- _PROBLEM_: Collect every line that includes the string "React".

- _MATERIALS PROVIDED_:
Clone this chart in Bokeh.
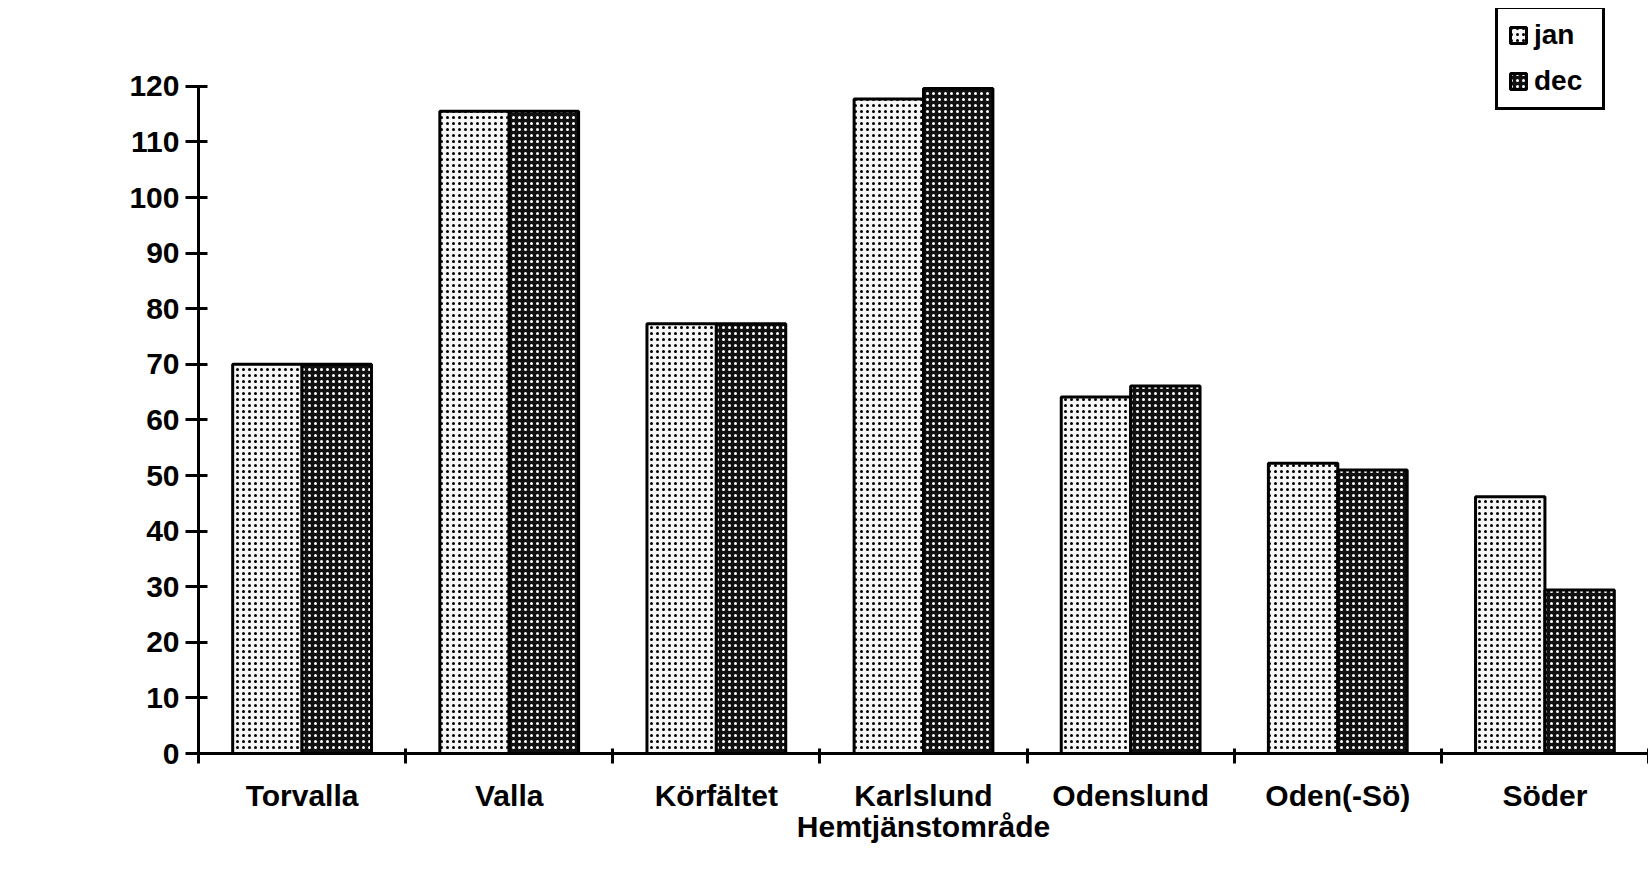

==

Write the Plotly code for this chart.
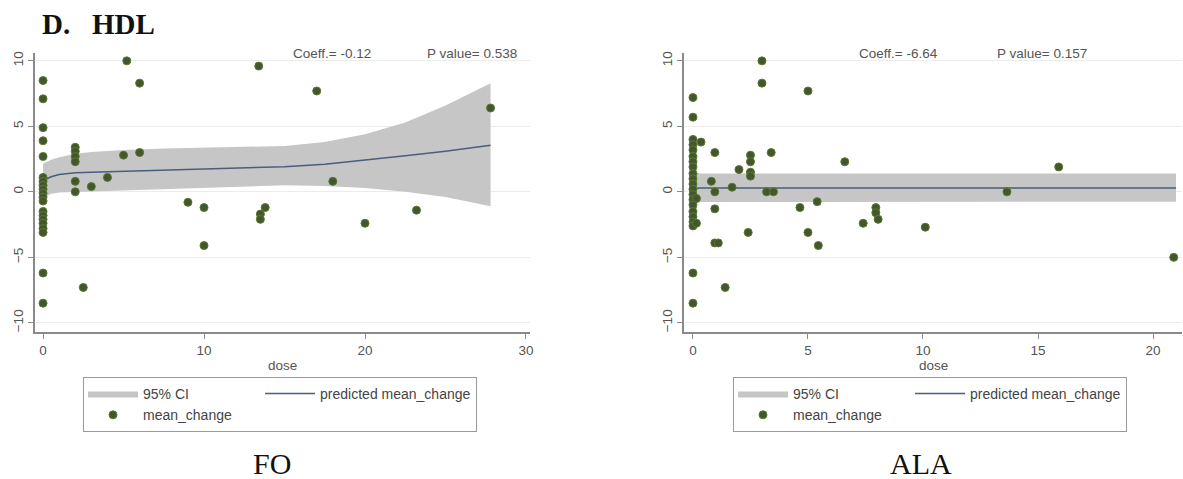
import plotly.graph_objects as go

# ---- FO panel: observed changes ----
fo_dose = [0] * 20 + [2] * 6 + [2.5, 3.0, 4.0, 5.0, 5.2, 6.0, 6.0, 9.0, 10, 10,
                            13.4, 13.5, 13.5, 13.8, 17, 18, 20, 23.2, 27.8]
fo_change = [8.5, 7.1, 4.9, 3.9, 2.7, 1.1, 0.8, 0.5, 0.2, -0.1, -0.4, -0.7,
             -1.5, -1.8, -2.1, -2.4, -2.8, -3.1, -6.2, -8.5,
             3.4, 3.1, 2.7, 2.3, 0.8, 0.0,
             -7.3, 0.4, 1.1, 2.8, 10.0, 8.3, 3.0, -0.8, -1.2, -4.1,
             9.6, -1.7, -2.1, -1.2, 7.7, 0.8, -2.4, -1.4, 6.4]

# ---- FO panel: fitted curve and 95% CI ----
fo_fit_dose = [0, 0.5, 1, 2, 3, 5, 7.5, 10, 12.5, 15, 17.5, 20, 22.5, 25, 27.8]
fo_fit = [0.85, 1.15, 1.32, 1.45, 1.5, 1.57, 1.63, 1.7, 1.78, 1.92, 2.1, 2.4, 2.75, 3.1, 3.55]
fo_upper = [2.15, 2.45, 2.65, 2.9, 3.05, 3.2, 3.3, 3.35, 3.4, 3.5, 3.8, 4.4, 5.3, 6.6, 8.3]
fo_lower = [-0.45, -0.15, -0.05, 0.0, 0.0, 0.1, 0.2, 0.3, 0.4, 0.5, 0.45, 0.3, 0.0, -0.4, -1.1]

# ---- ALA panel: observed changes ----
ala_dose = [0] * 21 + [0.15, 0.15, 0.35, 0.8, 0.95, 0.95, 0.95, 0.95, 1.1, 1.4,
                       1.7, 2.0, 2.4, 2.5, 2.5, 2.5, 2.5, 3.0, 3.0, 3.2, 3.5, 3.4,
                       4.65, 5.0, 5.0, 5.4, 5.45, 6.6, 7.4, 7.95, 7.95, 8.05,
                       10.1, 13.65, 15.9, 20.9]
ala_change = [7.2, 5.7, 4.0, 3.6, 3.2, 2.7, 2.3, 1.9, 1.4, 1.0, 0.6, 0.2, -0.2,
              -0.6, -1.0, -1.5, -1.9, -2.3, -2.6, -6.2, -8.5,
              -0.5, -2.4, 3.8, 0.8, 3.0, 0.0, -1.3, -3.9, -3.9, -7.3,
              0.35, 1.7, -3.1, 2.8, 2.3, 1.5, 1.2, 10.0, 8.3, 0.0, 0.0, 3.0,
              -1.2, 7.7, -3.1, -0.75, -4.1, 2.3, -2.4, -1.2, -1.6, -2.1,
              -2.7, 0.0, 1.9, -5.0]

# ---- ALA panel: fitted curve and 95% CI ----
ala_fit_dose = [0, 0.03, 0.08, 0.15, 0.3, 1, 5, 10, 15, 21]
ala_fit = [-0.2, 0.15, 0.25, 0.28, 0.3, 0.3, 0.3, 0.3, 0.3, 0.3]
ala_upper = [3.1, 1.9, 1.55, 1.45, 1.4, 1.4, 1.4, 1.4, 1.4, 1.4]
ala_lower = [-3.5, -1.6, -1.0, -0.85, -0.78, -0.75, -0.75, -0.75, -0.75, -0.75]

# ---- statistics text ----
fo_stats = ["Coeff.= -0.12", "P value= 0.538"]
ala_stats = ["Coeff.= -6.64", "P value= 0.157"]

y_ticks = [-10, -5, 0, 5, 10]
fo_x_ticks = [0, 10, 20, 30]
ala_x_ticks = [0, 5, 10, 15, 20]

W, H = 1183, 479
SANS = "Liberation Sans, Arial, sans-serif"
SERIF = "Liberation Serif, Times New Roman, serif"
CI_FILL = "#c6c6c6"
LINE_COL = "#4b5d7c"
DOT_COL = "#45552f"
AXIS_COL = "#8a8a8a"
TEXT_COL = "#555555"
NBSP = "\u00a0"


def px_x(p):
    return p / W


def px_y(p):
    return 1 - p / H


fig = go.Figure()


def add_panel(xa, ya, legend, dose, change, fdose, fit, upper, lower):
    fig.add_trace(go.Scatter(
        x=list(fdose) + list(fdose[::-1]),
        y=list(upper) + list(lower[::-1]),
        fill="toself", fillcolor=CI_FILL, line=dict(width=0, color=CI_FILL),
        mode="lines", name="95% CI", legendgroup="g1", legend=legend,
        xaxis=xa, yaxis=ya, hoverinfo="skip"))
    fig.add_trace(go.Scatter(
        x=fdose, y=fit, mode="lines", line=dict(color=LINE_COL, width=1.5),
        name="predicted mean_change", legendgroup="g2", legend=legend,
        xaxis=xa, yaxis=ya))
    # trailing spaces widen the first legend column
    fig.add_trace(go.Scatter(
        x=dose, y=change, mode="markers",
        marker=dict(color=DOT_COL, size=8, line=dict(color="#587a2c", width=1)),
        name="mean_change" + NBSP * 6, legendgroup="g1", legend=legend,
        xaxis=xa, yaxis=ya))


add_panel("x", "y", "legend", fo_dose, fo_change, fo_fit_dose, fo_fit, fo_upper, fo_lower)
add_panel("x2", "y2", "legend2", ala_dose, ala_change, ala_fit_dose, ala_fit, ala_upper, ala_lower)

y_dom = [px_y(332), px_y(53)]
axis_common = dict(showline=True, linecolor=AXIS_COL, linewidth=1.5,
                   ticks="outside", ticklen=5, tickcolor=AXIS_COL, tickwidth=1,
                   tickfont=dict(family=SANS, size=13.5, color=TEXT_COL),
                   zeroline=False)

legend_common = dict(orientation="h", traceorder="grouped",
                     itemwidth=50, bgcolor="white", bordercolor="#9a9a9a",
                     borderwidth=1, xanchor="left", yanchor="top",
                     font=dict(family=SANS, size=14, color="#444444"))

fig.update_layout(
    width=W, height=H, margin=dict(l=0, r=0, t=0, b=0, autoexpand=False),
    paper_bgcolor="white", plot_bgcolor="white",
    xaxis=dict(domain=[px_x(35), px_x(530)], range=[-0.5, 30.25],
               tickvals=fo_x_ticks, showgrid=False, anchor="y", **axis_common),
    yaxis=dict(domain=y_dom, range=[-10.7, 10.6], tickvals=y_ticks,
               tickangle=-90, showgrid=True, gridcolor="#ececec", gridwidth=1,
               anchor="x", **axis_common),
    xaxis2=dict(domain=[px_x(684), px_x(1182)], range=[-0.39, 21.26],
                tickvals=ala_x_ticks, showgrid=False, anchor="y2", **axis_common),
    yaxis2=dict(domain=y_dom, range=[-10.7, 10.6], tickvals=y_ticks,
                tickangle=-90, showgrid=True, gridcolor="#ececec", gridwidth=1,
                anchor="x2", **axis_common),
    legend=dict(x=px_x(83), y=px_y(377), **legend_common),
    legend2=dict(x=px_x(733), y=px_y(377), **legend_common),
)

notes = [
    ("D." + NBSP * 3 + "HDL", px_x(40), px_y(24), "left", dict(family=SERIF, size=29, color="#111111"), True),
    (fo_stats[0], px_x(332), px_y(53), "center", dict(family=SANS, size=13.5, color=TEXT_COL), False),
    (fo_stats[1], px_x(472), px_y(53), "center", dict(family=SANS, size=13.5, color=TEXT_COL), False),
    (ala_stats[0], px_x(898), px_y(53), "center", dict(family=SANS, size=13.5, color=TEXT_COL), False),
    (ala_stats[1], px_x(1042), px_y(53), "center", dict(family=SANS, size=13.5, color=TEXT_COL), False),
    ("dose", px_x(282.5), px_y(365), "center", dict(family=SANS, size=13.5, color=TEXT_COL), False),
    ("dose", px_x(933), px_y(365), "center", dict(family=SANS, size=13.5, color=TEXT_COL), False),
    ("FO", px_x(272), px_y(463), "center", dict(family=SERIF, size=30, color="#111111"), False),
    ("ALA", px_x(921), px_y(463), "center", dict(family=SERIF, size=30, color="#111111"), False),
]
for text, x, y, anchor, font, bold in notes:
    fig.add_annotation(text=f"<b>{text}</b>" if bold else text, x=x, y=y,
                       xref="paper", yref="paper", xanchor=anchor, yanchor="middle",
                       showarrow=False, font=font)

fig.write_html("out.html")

...

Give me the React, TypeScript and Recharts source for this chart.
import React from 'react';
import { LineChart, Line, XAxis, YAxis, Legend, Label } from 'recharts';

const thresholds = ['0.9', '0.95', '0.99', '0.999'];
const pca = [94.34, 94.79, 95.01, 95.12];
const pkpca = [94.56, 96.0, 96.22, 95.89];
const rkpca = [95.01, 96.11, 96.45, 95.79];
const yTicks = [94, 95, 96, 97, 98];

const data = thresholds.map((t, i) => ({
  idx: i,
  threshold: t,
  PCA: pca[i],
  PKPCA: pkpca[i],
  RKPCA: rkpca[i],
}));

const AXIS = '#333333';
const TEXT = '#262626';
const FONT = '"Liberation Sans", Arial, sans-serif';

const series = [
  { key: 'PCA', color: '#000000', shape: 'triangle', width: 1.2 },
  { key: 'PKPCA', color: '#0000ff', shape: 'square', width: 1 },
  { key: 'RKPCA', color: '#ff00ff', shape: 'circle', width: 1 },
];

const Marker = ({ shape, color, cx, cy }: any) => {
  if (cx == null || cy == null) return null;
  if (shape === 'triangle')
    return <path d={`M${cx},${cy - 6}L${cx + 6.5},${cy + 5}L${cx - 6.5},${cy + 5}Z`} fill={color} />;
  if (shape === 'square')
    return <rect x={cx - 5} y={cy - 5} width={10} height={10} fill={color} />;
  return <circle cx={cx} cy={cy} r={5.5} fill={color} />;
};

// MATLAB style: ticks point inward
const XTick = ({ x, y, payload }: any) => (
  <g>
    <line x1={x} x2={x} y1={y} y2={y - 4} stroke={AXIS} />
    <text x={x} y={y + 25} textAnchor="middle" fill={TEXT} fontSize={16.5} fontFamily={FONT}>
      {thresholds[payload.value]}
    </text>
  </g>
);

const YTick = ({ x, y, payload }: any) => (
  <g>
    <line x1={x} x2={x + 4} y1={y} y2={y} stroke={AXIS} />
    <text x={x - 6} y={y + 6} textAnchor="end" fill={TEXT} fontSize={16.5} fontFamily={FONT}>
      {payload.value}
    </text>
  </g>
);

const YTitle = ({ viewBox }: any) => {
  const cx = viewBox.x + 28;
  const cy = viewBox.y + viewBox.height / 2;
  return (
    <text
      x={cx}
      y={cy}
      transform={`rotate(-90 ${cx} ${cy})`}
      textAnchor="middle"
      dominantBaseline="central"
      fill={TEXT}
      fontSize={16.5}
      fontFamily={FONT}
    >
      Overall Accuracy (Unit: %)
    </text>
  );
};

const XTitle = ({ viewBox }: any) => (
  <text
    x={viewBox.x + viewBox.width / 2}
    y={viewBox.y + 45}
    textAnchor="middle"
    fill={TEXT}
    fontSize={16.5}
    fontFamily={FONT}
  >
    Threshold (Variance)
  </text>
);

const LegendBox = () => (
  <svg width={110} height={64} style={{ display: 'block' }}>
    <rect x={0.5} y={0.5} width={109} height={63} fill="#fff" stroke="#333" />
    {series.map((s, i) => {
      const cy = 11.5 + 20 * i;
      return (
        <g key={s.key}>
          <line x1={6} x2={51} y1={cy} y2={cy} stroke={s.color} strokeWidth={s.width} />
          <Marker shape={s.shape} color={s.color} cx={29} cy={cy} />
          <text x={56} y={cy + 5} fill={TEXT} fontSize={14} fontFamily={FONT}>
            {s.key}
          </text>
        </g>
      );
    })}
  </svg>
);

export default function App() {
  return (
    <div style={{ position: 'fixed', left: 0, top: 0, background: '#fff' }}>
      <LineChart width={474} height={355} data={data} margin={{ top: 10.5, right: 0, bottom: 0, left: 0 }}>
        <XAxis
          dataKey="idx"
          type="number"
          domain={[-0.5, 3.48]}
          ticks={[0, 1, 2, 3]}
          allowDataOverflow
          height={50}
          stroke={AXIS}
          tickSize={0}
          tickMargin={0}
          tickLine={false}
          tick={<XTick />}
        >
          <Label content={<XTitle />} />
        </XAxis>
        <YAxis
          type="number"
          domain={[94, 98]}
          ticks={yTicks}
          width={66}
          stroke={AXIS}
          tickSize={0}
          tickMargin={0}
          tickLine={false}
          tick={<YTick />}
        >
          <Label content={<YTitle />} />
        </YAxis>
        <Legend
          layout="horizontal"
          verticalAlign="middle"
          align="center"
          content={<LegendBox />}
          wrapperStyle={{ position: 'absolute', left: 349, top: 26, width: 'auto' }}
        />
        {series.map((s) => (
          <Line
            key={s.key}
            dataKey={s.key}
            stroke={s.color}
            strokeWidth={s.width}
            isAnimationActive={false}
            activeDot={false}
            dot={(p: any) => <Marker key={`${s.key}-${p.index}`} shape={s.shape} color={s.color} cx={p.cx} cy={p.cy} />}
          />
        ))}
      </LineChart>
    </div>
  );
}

- _RESPONSE TO THIS EXERCISE_:
Give me the React, TypeScript and Recharts source for this chart.
import React from 'react';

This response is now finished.